To end architecture’s Faustian Pact we need to teach students business skills, says Phil Coffey

Phil coffey c tim soar

Architectural education is a joy but, after three or five university years of rising debt, the choice to leave or stay in architecture is a stark one.

Students since 2012 have been stumping up £9,000 tutoring fees a year, in addition to accommodation, living and other costs associated with studying architecture.

Students recently wrote to the RIBA and schools highlighting this issue. Financial stress reduces the ability to take risks both creatively and in one’s life choices – and at a time when the profession is trying to increase diversity.

Fear of debt will certainly be impacting how young people from low-income families view architecture: to embark on one of the longest and most expensive courses available with a desire to change the world for the better.

With anxiety and mental health issues on the increase among young people generally, the financial pressures of university education and the promise of an over-saturated marketplace and a low salary cannot help young aspiring architects.

This is a deep-seated problem that is caused in part by two issues: the current low remuneration of architects and the high cost and length of architectural education. Nobody would mind high debt for high reward… but high debt and low reward?

Talk of raising of fees by bringing back RIBA fee scales is at best hopeful. But it should be considered.

Architecture is a good; it’s a social profession that should deliver better places to live, work and play for everyone in our communities. One way of looking at the old statutory fees was that they factored in the time it took to bring social value to a project. Arguably, nowadays, architects who want to make good work make up this shortfall with their conviction, civic spirit, unpaid overtime and reduced profitability.

As for reducing student debt, the length of an architectural education is the primary driver. A small minority of forward-thinking universities provide shorter and part-time courses. And apprenticeships and work placements are now in vogue.

All of these to some extent threaten the financial gains that can be made by universities by maintaining the traditional five-year course. Despite the difficulties, architecture still attracts bright, highly motivated young people who fill the coffers of the increasingly neo-liberal institutions.

Without external factors such as minimum fee scales or free or reduced-cost education what else can we do as a profession? Perhaps it lies in a statement I overheard last week from a well-known client who noted: “I don’t know many architects who are commercially minded.”

Architects are primarily taught design and the process of architecture and we learn little if anything about running a business.
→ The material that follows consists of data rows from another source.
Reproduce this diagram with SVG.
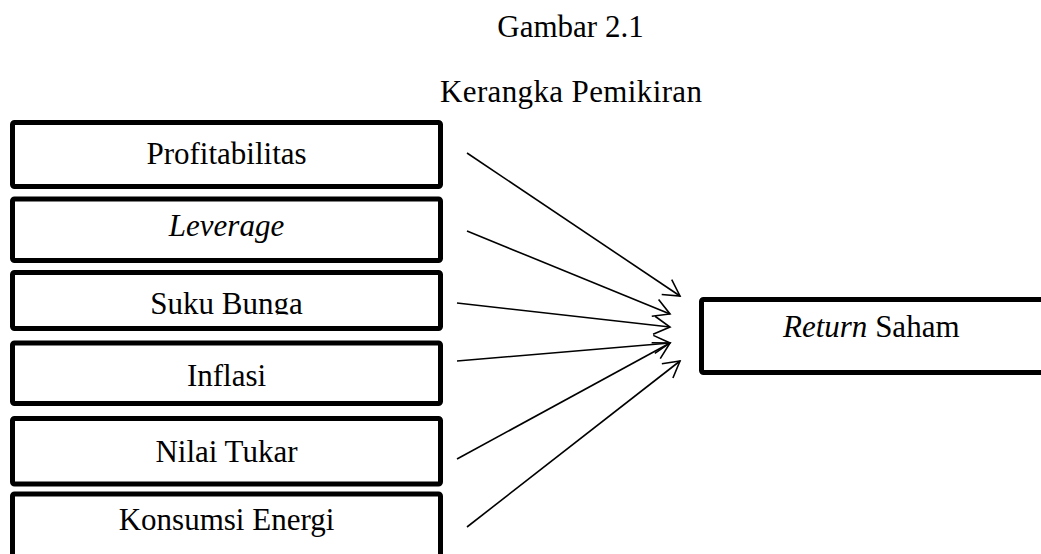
<svg xmlns="http://www.w3.org/2000/svg" width="1041" height="554" viewBox="0 0 1041 554">
<style>
.box{fill:#fff;stroke:#000;stroke-width:5;stroke-linejoin:round}
.t{font-family:"Liberation Serif","Times New Roman",serif;font-size:31px;fill:#000}
.c{text-anchor:middle}
.i{font-style:italic}
.arr{stroke:#000;stroke-width:1.6;fill:none;marker-end:url(#ah)}
</style>
<defs>
<marker id="ah" markerUnits="userSpaceOnUse" markerWidth="40" markerHeight="40" viewBox="-20 -20 40 40" refX="0" refY="0" orient="auto" overflow="visible">
<path d="M-16,-9 L0,0 L-16,9" fill="none" stroke="#000" stroke-width="1.6"/>
</marker>
<clipPath id="clipSuku"><rect x="15" y="275" width="423" height="39.5"/></clipPath>
</defs>
<rect width="1041" height="554" fill="#fff"/>
<g id="title">
<text class="t c" x="570.5" y="37">Gambar 2.1</text>
<text class="t c" x="571" y="102" textLength="262">Kerangka Pemikiran</text>
</g>
<g id="n-profitabilitas">
<rect class="box" x="12.5" y="122.5" width="428" height="64" rx="2"/>
<text class="t c" x="226.5" y="164">Profitabilitas</text>
</g>
<g id="n-leverage">
<rect class="box" x="12.5" y="199" width="428" height="61.5" rx="2"/>
<text class="t c i" x="226.5" y="236">Leverage</text>
</g>
<g id="n-sukubunga">
<rect class="box" x="12.5" y="272.5" width="428" height="56" rx="2"/>
<text class="t c" x="226.5" y="314" clip-path="url(#clipSuku)">Suku Bunga</text>
</g>
<g id="n-inflasi">
<rect class="box" x="12.5" y="343" width="428" height="60.5" rx="2"/>
<text class="t c" x="226.5" y="386">Inflasi</text>
</g>
<g id="n-nilaitukar">
<rect class="box" x="12.5" y="418.5" width="428" height="65.5" rx="2"/>
<text class="t c" x="226.5" y="462">Nilai Tukar</text>
</g>
<g id="n-konsumsi">
<rect class="box" x="12.5" y="494" width="428" height="80" rx="2"/>
<text class="t c" x="226.5" y="530">Konsumsi Energi</text>
</g>
<g id="n-return">
<rect class="box" x="701.5" y="299.5" width="360" height="73" rx="2"/>
<text class="t" x="783" y="337"><tspan class="i">Return</tspan> Saham</text>
</g>
<g id="connectors">
<line class="arr" x1="467" y1="153" x2="680" y2="296"/>
<line class="arr" x1="467" y1="231" x2="670" y2="314"/>
<line class="arr" x1="457" y1="303" x2="670" y2="327"/>
<line class="arr" x1="457" y1="361" x2="670" y2="343"/>
<line class="arr" x1="457" y1="459" x2="670" y2="343"/>
<line class="arr" x1="467" y1="527" x2="680" y2="361"/>
</g>
</svg>
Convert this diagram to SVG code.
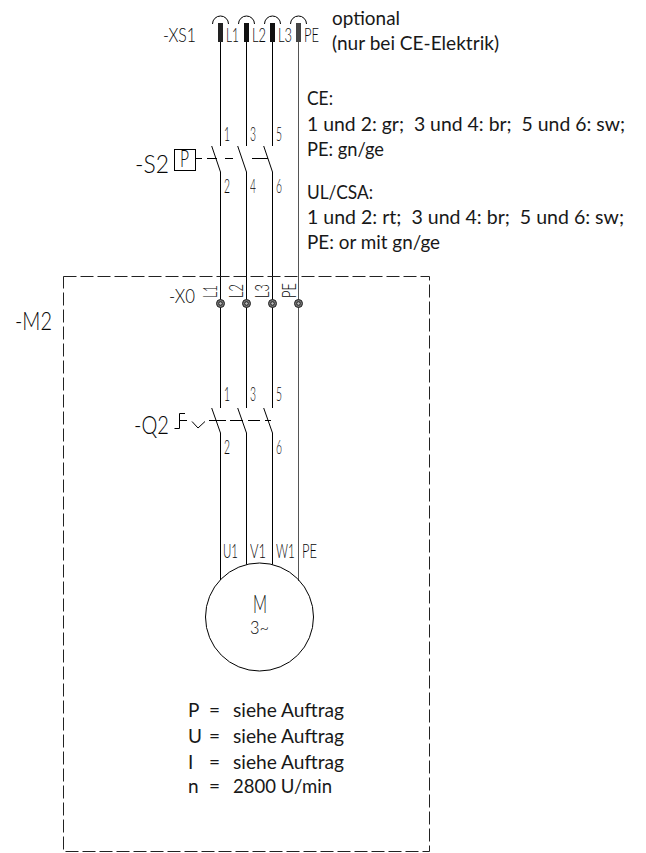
<svg xmlns="http://www.w3.org/2000/svg" width="646" height="853" viewBox="0 0 646 853">
<style>
.w{stroke:#000;stroke-width:1;fill:none}
.g{stroke:#555;stroke-width:1;fill:none}
.t{font-family:"Lato","Noto Sans",sans-serif;font-size:19px;fill:#111;white-space:pre;opacity:.97}
.n{font-family:"Lato","Liberation Sans",sans-serif;font-weight:300;fill:#000;font-size:19px;opacity:.97}
.b{font-family:"Lato","Liberation Sans",sans-serif;font-weight:300;fill:#000;font-size:26px;opacity:.97}
</style>
<rect width="646" height="853" fill="#fff"/>
<g id="connectors">
<path class="w" d="M220.500 42V146M246.500 42V146M272.500 42V146M220.500 172V408M246.500 172V408M272.500 172V408M220.500 433V580M246.500 433V564.600M272.500 433V564.600"/>
<path class="g" d="M298.500 42V581"/>
<path class="w" d="M211.700 146L220.500 172M237.700 146L246.500 172M263.700 146L272.500 172M211.700 408L220.500 433M237.700 408L246.500 433M263.700 408L272.500 433"/>
<path class="w" d="M196 158.500H202M207 158.500H217M225 158.500H233M252 158.500H268"/>
<path class="w" d="M180 420.500H187M209 420.500H226M230 420.500H243M248 420.500H260M265 420.500H271"/>
</g>
<g id="XS1">
<text class="n" x="163" y="42" textLength="33" lengthAdjust="spacingAndGlyphs">-XS1</text>
<path class="w" d="M212.500 24A8 8 0 0 1 228.500 24M238.500 24A8 8 0 0 1 254.500 24M264.500 24A8 8 0 0 1 280.500 24M290.500 24A8 8 0 0 1 306.500 24"/>
<rect x="218" y="23" width="5" height="19" fill="#222"/>
<rect x="244" y="23" width="5" height="19" fill="#111"/>
<rect x="270" y="23" width="5" height="19" fill="#111"/>
<rect x="296" y="23" width="5" height="19" fill="#444"/>
<text class="n" x="226" y="42" textLength="13" lengthAdjust="spacingAndGlyphs">L1</text>
<text class="n" x="252" y="42" textLength="14" lengthAdjust="spacingAndGlyphs">L2</text>
<text class="n" x="278" y="42" textLength="14" lengthAdjust="spacingAndGlyphs">L3</text>
<text class="n" x="304" y="42" textLength="15" lengthAdjust="spacingAndGlyphs">PE</text>
</g>
<g id="S2">
<text class="b" x="135" y="173" textLength="34" lengthAdjust="spacingAndGlyphs">-S2</text>
<rect class="w" x="174.500" y="149.500" width="21" height="21"/>
<text class="n" x="180" y="167" style="font-size:23px" textLength="9" lengthAdjust="spacingAndGlyphs">P</text>
<text class="n" x="224" y="141" textLength="6" lengthAdjust="spacingAndGlyphs">1</text><text class="n" x="250" y="141" textLength="6" lengthAdjust="spacingAndGlyphs">3</text><text class="n" x="276" y="141" textLength="6" lengthAdjust="spacingAndGlyphs">5</text>
<text class="n" x="224" y="193" textLength="6" lengthAdjust="spacingAndGlyphs">2</text><text class="n" x="250" y="193" textLength="6" lengthAdjust="spacingAndGlyphs">4</text><text class="n" x="276" y="193" textLength="6" lengthAdjust="spacingAndGlyphs">6</text>
</g>
<g id="X0">
<text class="n" x="169" y="303" textLength="26" lengthAdjust="spacingAndGlyphs">-X0</text>
<text class="n" transform="translate(217,298) rotate(-90)" textLength="13" lengthAdjust="spacingAndGlyphs">L1</text>
<text class="n" transform="translate(243,298) rotate(-90)" textLength="14" lengthAdjust="spacingAndGlyphs">L2</text>
<text class="n" transform="translate(269,298) rotate(-90)" textLength="14" lengthAdjust="spacingAndGlyphs">L3</text>
<text class="n" transform="translate(296,298) rotate(-90)" textLength="15" lengthAdjust="spacingAndGlyphs">PE</text>
<g fill="#777" stroke="#222"><circle cx="220.500" cy="303.500" r="4"/><circle cx="246.500" cy="303.500" r="4"/><circle cx="272.500" cy="303.500" r="4"/><circle cx="298.500" cy="303.500" r="4"/></g>
<g fill="#bbb" stroke="#222"><circle cx="220.500" cy="303.500" r="1.800"/><circle cx="246.500" cy="303.500" r="1.800"/><circle cx="272.500" cy="303.500" r="1.800"/><circle cx="298.500" cy="303.500" r="1.800"/></g>
</g>
<g id="Q2">
<text class="b" x="134" y="434" textLength="35" lengthAdjust="spacingAndGlyphs">-Q2</text>
<path class="w" d="M174.500 428.500H179.500V413.500H185M192 421.500L198 428L205 421.500"/>
<text class="n" x="224" y="401" textLength="6" lengthAdjust="spacingAndGlyphs">1</text><text class="n" x="250" y="401" textLength="6" lengthAdjust="spacingAndGlyphs">3</text><text class="n" x="276" y="401" textLength="6" lengthAdjust="spacingAndGlyphs">5</text>
<text class="n" x="224" y="454" textLength="6" lengthAdjust="spacingAndGlyphs">2</text><text class="n" x="276" y="454" textLength="6" lengthAdjust="spacingAndGlyphs">6</text>
</g>
<g id="M1">
<circle class="w" cx="259.500" cy="617" r="54"/>
<text class="n" x="223" y="558" textLength="15" lengthAdjust="spacingAndGlyphs">U1</text>
<text class="n" x="250" y="558" textLength="16" lengthAdjust="spacingAndGlyphs">V1</text>
<text class="n" transform="translate(276,558) scale(.62,1)">W1</text>
<text class="n" x="302" y="558" textLength="15" lengthAdjust="spacingAndGlyphs">PE</text>
<text class="b" x="253" y="613" textLength="14" lengthAdjust="spacingAndGlyphs">M</text>
<text class="n" x="250" y="634" style="font-size:17px" textLength="19" lengthAdjust="spacingAndGlyphs">3~</text>
</g>
<g id="M2">
<rect x="63.500" y="276.500" width="366" height="575" fill="none" stroke="#222" stroke-dasharray="13 4"/>
<text class="b" x="15" y="330" textLength="37" lengthAdjust="spacingAndGlyphs">-M2</text>
</g>
<g id="notes">
<text class="t" x="332" y="25" textLength="68" lengthAdjust="spacingAndGlyphs">optional</text>
<text class="t" x="332" y="50" textLength="167" lengthAdjust="spacingAndGlyphs">(nur bei CE-Elektrik)</text>
<text class="t" x="307" y="105" textLength="26" lengthAdjust="spacingAndGlyphs">CE:</text>
<text class="t" x="307" y="130.500" textLength="318" lengthAdjust="spacingAndGlyphs">1 und 2: gr;  3 und 4: br;  5 und 6: sw;</text>
<text class="t" x="307" y="156" textLength="77" lengthAdjust="spacingAndGlyphs">PE: gn/ge</text>
<text class="t" x="307" y="199" textLength="66" lengthAdjust="spacingAndGlyphs">UL/CSA:</text>
<text class="t" x="307" y="224" textLength="317" lengthAdjust="spacingAndGlyphs">1 und 2: rt;  3 und 4: br;  5 und 6: sw;</text>
<text class="t" x="307" y="249" textLength="133" lengthAdjust="spacingAndGlyphs">PE: or mit gn/ge</text>
<text class="t" x="188" y="717">P</text><text class="t" x="209" y="717">=</text><text class="t" x="233" y="717" textLength="111" lengthAdjust="spacingAndGlyphs">siehe Auftrag</text>
<text class="t" x="188" y="743">U</text><text class="t" x="209" y="743">=</text><text class="t" x="233" y="743" textLength="111" lengthAdjust="spacingAndGlyphs">siehe Auftrag</text>
<text class="t" x="188" y="769">I</text><text class="t" x="209" y="769">=</text><text class="t" x="233" y="769" textLength="111" lengthAdjust="spacingAndGlyphs">siehe Auftrag</text>
<text class="t" x="188" y="793">n</text><text class="t" x="209" y="793">=</text><text class="t" x="233" y="793" textLength="99" lengthAdjust="spacingAndGlyphs">2800 U/min</text>
</g>
</svg>
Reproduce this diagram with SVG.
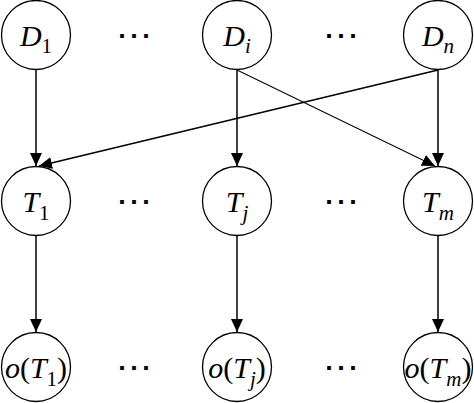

Being commercial doesn’t mean not designing beautiful or civic-spirited buildings. In fact the opposite is true and we should not be embarrassed to say it.

At a recent RIBA event the Stirling Prize finalists were asked if they had made a profit on their projects. Most hadn’t and didn’t seem too bothered about the fact.

But the trope of struggling architect/artist is surely damaging the profession and should be consigned to the scrapheap where it belongs.

Financial insecurity – whether through student debt or low wages – is preventing the very best minds from entering the profession. The best architecture is made not only on the drawing board but in resourcing, meetings, negotiations, contracts, fee proposals, balance sheets, tax knowledge, invoicing strategies – and profit is not a dirty word.

Architectural education should teach students to run businesses. The RIBA seems to become more and more commercial every day. The universities teaching their courses are; the industry within which we work is; and clients are more and more commercially driven. And yet architecture as a profession is in large part seen as commercially naïve. We are the odd ones out.

Creativity and design are at the heart of the added value architects bring, but we could certainly be more creative with the way we operate our businesses.

An architectural education that made this a more important element of our necessary skills would help the generations coming through, bringing reality to their circumstance, improving salaries and empowering future architects to operate with maximum agency whatever their architectural ambitions and wider social aims might be.

Architecture is a public good and students, young architects and the architecture they make shouldn’t be paid for with their own time or money… and certainly not their souls.